Investment is based on expectations, and the fall began as soon as it was likely that Abbott would be able to remove Labor’s climate legislation, ushering in almost a decade of no credible energy policy and the consequently high electricity prices. Those high electricity prices were one of the biggest complaints for business between 2014 and 2017 or so.
But, if you look at the components of business investment, you can see where the falls are.
Most of the fall is in mining, but there has also been no increasing in non-mining investment.
Capital expenditure in the mining industry fell from about $100b to $30b per year. That reversed equally steep annual growth that had been fairly constant since the early 1990s
Around 1990, mining sector capital investment was $4b/year. It grew steadily (excluding the 90s recession) to about $100b/year over the 20 years leading up to Abbott.

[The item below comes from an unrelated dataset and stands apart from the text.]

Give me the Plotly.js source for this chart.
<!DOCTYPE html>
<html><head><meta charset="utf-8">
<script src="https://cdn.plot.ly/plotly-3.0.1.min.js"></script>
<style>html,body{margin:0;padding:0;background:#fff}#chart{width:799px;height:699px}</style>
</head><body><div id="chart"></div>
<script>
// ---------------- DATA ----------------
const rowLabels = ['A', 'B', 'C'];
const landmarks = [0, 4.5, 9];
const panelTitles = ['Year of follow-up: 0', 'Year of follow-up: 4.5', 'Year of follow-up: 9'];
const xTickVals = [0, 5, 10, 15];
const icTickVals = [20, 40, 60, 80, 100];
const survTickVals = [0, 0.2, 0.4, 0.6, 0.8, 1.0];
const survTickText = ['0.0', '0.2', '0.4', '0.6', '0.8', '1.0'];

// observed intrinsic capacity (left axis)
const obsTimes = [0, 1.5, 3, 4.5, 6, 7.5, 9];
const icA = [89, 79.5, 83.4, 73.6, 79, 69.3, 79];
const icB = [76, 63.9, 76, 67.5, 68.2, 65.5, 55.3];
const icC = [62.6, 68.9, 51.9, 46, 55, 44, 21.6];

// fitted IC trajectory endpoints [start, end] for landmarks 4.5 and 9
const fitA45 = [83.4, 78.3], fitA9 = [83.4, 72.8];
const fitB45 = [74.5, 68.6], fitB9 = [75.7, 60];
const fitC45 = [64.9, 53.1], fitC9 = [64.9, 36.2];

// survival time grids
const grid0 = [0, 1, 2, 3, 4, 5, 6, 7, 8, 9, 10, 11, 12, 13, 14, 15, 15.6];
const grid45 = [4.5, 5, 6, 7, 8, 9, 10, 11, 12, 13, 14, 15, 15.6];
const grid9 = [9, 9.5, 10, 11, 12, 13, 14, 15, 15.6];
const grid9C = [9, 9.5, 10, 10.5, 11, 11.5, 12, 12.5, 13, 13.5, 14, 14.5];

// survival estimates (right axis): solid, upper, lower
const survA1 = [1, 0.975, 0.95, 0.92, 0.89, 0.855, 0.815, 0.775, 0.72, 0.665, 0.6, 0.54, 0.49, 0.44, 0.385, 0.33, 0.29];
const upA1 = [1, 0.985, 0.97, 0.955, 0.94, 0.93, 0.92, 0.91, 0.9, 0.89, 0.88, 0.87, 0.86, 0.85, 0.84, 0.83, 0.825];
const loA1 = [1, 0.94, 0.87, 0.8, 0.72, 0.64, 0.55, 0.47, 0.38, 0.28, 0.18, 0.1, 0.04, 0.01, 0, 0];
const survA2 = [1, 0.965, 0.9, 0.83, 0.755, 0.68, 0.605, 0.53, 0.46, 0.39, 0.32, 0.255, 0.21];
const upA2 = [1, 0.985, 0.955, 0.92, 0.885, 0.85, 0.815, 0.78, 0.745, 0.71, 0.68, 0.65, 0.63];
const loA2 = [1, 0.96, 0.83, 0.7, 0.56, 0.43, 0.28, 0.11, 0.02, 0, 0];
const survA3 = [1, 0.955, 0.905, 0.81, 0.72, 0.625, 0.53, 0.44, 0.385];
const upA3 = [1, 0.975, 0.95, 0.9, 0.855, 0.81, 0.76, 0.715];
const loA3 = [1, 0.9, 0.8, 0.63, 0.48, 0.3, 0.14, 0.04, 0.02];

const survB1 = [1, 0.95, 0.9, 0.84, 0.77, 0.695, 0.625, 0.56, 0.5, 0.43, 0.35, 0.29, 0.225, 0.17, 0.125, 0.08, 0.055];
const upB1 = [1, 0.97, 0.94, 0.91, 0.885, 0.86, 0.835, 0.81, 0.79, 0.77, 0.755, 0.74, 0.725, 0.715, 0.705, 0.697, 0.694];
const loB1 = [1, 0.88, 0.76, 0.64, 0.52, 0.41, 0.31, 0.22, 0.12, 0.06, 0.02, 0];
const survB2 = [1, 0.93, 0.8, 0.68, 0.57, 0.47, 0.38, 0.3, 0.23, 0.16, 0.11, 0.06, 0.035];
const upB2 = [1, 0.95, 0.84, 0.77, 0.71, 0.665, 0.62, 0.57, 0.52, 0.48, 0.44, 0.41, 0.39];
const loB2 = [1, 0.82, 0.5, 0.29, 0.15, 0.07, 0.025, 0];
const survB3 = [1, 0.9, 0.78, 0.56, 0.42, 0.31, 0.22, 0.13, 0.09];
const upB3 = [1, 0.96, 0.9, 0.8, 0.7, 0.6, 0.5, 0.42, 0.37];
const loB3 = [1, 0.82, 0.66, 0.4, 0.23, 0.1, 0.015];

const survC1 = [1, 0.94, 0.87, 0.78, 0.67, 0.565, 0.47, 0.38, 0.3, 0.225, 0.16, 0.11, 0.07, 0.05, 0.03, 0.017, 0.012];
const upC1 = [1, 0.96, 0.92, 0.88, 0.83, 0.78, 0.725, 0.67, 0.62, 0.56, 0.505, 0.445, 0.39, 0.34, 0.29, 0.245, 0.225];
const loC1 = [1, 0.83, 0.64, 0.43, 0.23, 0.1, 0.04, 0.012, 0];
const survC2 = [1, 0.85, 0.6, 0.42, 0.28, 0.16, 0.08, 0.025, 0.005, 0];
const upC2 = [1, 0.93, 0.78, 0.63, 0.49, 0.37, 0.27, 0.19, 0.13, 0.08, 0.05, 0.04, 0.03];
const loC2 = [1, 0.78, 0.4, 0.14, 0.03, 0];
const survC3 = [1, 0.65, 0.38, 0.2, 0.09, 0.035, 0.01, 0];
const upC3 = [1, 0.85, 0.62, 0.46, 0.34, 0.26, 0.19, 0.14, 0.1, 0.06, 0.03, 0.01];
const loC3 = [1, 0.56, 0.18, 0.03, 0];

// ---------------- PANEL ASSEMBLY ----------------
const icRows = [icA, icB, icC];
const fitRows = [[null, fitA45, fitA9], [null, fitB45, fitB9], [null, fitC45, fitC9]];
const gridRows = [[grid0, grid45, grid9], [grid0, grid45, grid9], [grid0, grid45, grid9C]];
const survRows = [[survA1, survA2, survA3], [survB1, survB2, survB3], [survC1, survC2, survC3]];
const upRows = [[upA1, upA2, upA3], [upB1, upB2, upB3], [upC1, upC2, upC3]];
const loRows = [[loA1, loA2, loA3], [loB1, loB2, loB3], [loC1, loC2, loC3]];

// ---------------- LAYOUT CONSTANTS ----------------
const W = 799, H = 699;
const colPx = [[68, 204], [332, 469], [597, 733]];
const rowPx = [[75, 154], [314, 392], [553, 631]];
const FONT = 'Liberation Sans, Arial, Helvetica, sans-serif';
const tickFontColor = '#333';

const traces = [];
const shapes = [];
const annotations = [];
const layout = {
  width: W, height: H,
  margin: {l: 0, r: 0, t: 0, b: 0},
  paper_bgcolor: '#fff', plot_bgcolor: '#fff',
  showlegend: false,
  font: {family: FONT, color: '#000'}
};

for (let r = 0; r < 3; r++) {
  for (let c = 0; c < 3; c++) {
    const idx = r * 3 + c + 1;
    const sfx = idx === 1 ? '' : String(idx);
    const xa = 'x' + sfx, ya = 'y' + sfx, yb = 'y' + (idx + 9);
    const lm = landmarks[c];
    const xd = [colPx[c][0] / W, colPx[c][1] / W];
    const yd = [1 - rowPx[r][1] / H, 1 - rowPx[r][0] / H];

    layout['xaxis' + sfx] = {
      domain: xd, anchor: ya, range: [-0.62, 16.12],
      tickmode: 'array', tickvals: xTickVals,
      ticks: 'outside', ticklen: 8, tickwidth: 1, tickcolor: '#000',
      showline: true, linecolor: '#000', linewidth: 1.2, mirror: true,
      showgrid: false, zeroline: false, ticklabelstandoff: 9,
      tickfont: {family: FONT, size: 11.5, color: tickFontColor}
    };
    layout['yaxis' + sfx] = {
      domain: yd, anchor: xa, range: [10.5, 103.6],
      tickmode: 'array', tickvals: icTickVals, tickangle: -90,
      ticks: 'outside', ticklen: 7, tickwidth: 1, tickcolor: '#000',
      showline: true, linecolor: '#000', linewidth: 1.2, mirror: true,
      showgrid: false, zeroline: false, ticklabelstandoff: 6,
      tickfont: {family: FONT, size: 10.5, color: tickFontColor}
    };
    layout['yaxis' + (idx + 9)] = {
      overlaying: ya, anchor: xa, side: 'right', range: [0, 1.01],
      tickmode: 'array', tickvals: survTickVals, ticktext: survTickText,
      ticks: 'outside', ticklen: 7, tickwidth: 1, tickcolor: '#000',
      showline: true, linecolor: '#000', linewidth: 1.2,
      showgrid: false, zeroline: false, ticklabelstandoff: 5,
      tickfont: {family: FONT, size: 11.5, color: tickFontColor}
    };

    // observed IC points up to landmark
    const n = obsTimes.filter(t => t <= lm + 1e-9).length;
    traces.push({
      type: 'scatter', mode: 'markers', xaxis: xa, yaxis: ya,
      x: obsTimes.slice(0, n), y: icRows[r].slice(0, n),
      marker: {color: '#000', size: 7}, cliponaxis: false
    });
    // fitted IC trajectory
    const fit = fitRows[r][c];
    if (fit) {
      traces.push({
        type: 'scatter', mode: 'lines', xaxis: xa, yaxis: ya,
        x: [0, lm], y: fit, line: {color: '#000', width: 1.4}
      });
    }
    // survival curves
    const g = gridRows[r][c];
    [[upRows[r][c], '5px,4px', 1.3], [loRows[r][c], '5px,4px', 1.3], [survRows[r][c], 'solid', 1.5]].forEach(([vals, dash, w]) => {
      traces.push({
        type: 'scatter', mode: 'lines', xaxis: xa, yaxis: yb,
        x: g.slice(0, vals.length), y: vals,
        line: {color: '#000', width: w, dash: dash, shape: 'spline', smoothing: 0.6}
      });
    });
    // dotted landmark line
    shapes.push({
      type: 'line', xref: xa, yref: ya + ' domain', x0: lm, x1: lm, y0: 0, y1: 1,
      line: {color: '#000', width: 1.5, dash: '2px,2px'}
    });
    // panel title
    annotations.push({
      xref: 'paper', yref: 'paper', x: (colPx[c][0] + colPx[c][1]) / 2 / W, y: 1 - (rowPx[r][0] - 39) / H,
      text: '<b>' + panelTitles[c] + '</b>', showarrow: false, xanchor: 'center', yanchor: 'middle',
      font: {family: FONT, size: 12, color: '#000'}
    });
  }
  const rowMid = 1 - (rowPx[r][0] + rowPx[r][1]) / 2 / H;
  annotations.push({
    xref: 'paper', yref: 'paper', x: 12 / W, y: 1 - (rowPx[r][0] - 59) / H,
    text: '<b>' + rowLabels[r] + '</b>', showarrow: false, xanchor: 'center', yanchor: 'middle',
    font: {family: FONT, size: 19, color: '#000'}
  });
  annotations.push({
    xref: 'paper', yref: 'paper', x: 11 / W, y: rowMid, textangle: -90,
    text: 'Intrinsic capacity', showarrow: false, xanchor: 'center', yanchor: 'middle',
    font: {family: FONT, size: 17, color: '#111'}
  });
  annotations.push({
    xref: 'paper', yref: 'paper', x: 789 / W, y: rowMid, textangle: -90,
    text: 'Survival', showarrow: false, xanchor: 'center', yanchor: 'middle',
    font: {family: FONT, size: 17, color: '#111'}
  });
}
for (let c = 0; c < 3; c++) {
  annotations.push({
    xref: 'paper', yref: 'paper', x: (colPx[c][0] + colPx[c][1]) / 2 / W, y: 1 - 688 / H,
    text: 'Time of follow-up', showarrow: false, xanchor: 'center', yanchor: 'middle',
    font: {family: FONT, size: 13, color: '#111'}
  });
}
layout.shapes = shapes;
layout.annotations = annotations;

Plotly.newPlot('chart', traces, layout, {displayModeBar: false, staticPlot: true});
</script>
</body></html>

Non-mining capital expenditure hasn’t changed nearly so much: it roughly doubled from $30b in 1990 to around $60b at the time of the GFC. Since then, non-mining capital expenditure hasn’t grown much.

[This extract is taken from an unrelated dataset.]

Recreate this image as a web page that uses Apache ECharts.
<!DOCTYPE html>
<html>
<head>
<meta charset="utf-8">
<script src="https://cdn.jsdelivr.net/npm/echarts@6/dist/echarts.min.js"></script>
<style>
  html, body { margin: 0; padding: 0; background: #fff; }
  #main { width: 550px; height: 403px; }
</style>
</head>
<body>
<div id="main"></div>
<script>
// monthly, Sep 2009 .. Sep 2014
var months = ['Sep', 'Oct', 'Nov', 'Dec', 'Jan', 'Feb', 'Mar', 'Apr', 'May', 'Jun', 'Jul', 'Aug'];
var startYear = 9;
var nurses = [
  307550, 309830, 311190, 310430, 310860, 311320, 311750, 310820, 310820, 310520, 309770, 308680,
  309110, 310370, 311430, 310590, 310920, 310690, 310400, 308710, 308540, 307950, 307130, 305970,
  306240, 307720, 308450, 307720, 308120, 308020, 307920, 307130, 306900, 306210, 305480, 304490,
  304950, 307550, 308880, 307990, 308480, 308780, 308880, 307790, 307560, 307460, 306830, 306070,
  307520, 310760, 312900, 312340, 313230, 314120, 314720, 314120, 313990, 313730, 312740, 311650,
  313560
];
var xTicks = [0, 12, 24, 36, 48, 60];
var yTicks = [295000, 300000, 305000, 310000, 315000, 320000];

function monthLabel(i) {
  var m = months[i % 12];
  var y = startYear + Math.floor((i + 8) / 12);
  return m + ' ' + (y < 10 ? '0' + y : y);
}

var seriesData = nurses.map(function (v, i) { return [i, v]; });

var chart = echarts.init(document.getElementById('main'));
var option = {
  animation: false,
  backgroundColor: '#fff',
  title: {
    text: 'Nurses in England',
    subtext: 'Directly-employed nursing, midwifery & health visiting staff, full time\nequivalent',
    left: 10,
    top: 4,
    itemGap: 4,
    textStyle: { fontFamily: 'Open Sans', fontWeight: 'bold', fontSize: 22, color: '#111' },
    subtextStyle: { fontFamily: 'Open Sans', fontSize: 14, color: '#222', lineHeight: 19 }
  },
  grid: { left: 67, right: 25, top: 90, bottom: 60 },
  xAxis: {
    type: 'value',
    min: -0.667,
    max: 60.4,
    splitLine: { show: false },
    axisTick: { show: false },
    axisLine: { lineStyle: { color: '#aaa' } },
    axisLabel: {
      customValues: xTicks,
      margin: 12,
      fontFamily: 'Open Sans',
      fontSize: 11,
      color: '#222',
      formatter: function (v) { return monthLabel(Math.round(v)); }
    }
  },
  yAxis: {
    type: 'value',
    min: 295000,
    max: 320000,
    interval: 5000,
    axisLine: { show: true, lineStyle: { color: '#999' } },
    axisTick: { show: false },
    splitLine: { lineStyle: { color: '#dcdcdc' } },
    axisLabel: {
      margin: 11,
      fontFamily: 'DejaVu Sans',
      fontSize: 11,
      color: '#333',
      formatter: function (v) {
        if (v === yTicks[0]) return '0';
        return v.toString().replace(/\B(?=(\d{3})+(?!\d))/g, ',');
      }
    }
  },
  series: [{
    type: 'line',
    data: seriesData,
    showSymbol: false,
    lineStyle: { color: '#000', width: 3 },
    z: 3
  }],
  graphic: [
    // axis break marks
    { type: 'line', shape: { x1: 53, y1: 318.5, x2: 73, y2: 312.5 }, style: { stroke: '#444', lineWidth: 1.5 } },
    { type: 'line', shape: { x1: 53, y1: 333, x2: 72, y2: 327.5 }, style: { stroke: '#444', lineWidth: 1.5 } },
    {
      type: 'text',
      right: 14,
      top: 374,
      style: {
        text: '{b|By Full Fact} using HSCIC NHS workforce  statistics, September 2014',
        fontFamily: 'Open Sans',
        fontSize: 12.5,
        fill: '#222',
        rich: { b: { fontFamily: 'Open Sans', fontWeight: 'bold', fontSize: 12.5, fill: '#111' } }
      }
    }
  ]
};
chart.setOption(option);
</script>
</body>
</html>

Most of the growth in capital expenditure from 1990 to the GFC was in machinery & equipment, which grew steadily at 7%pa. Since the GFC, it’s fallen to 4%pa. But engineering investment picked up hugely during the mining boom from 2005 to 2012, going from 1% growth to almost 8%. That collapsed again, too, and is now around 2%.
Non-mining profits have been around 12% fairly constantly since 2000, though slightly lower under the current government than they were under Labor (about 11% now, compared with 13% under Labor).
All this adds up to a stagnating capital-labour ratio, which stopped growing for the first time in 50 years once Abbott was PM. The capital-labour stagnation has resulted in the collapse in wages growth that began at the same time. From 1995-2012 wages growth was constantly between 3 & 4%, but it’s fallen to about 2% since Abbot (closer to 1% now).
https://www.rba.gov.au/chart-pack/factors-prod-labour-mkt.html
All of which is to say, the current government are fairly described as the worst economic managers that Australia has had in over half a century.
Perhaps business can appoint a different government soon?
Be still my beating heart!
Cut to the chase, this is straight out of the Koch controlled corporate and libertarian ‘bill mill’ ALEC American Legislative Exchange Council.
This mirrors Harvard academic Michael Porter’s ‘Five Forces’ strategic management paradigm to avoid competitive threats and especially ‘power of customers’, in the US this nobbling was presented under the ‘Orwellian’ guise of ‘consumer rights’.
beleaguered self-funded retirees with nowt but a thin sheet of franking credits between themselves and penury.
By penury, do you mean the pension? If so, surely it would be fairer to raise the pension (not that I am advocating this – if the pension is “penury”, what is Newstart?)
If you receive a full Pension you are poor. If you receive Newstart (JobSeeker) you are destitute.